A team of medical researchers has issued a strong call for doctors to reconsider prescribing widely used anti-depressant drugs to children, after finding "disturbing shortcomings" in a number of clinical trials on their effectiveness.
In a study published today in the British Medical Journal, the team of five Australian university researchers concludes that anti-depressant drugs cannot confidently be recommended as a treatment option for childhood depression.
Their powerful recommendation ads to the growing clamour against the routine prescription of drugs known as SSRIs (selective serotonin reuptake inhibitors) to troubled young patients.
Critics charge that SSRIs show little benefit over placebos in treating childhood depression, while increasing suicidal thoughts in some.
Yet, they are increasingly popular. Last year, more than 450,000 Canadians 19 years and under were treated by doctors for depression. Anti-depressant medication was prescribed to 75 per cent of them.
Some estimate that the number of annual SSRI prescriptions for young people has risen 58 per cent in Canada since 1998. At the same time, in the United States, the use of anti-depressant drugs by preschoolers nearly doubled from 1998 to 2002.

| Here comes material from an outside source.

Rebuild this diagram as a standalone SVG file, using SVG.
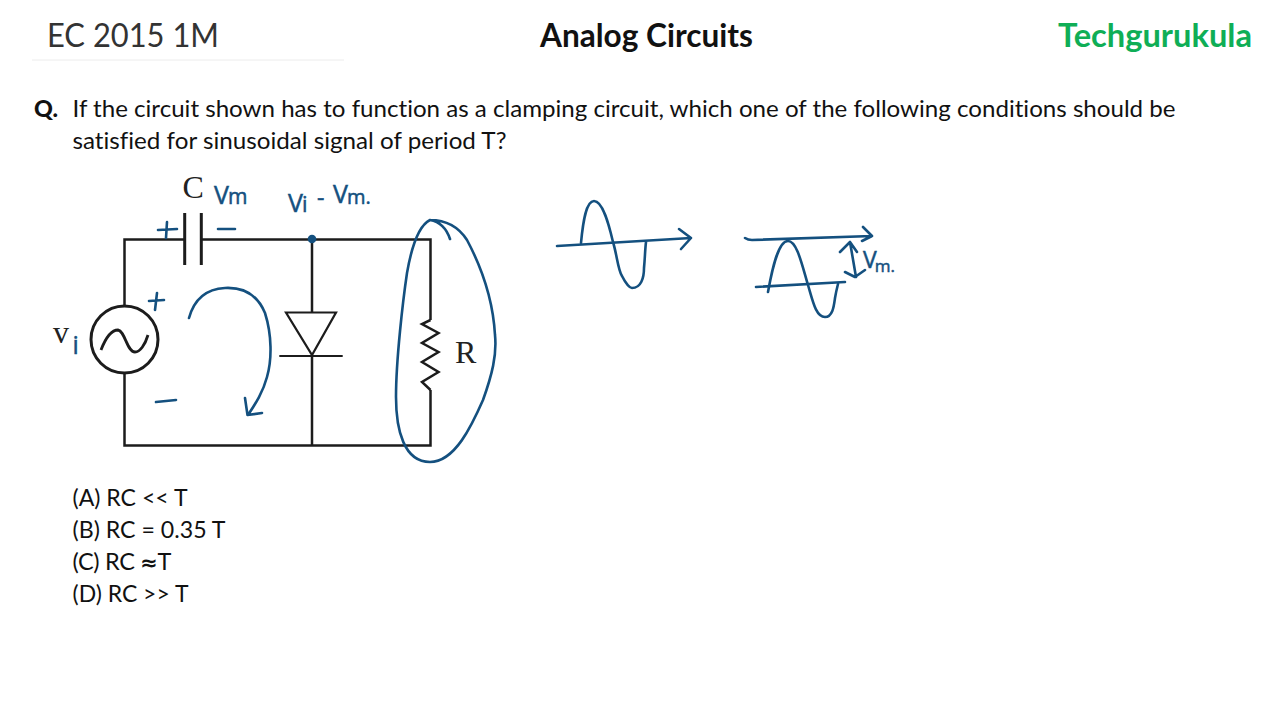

The most well-known SSRIs include Prozac, Zoloft, Luvox, Paxil, Effexor, Celexa and Remeron.
Britain has effectively halted prescription of all SSRIs except Prozac to those under 18, while Health Canada issued a warning earlier this year that advised anyone under 18 taking an SSRI anti-depressant to consult their doctor.
Dr. Jane Garland, head of the Mood and Anxiety Disorders Clinic at the Children's Hospital in Vancouver, said she agreed "absolutely" with the BMJ study.
She said it echoes her own observations in a recent edition of the Canadian Medical Association Journal.
"There is a possibility of small benefits for some patients, but the majority of the time, SSRIs demonstrate no benefit over placebos. I think we should be alarmed at such an uncritical acceptance of SSRIs by supposedly scientific practitioners," she said. "This is another nail in the coffin for SSRIs . . . but even as the evidence mounts, it doesn't seem to change prescription practices."
The researchers examined six previously published, randomized controlled trials involving the use of SSRIs by depressed children. They noted that the authors of three of the trials were paid for their work by pharmaceutical companies.
Benefits were exaggerated and harms were downplayed, according to the BMJ study, which also noted that placebos had virtually the same positive impact on young patients as SSRIs.
In one trial looked at by the researchers, 9 per cent of those being treated with the SSRI drug Zoloft withdrew because of adverse affects, compared with a 3-per-cent withdrawal by those taking a placebo. Despite these results, the BMJ report stated: "The authors [of the Zoloft study] concluded that [Zoloft] is an effective, safe and well tolerated short-term treatment for children and adolescents."
These, and other suspect trials, "raise the question of whether the journals that published the research reviewed the studies with a sufficient degree of scrutiny, given the importance of the subject," the Australian researchers said.
"We are concerned that biased reporting and overconfident recommendations in treatment guidelines may mislead doctors, patients and families.
"It is vital that authors, reviewers and editors ensure that published interpretations of data are more reasonable and balanced than is the case in the industry-dominated literature on childhood anti-depressants."
Despite accumulating evidence against the efficacy of SSRIs, however, Dr. Garland said there is still a place for them in treating childhood depression. She said they have been proven effective in treating anxiety disorders, and doctors continue to prescribe them for depression "because they work."
Dr. Garland explained that about 80 per cent of patients improve after taking SSRIs, even if 60 per cent taking a placebo also improve and some patients would have become better without medication.
But Dr. Garland added physicians must be more aware of possible adverse side effects to young patients and should understand that the clinical benefit isn't high.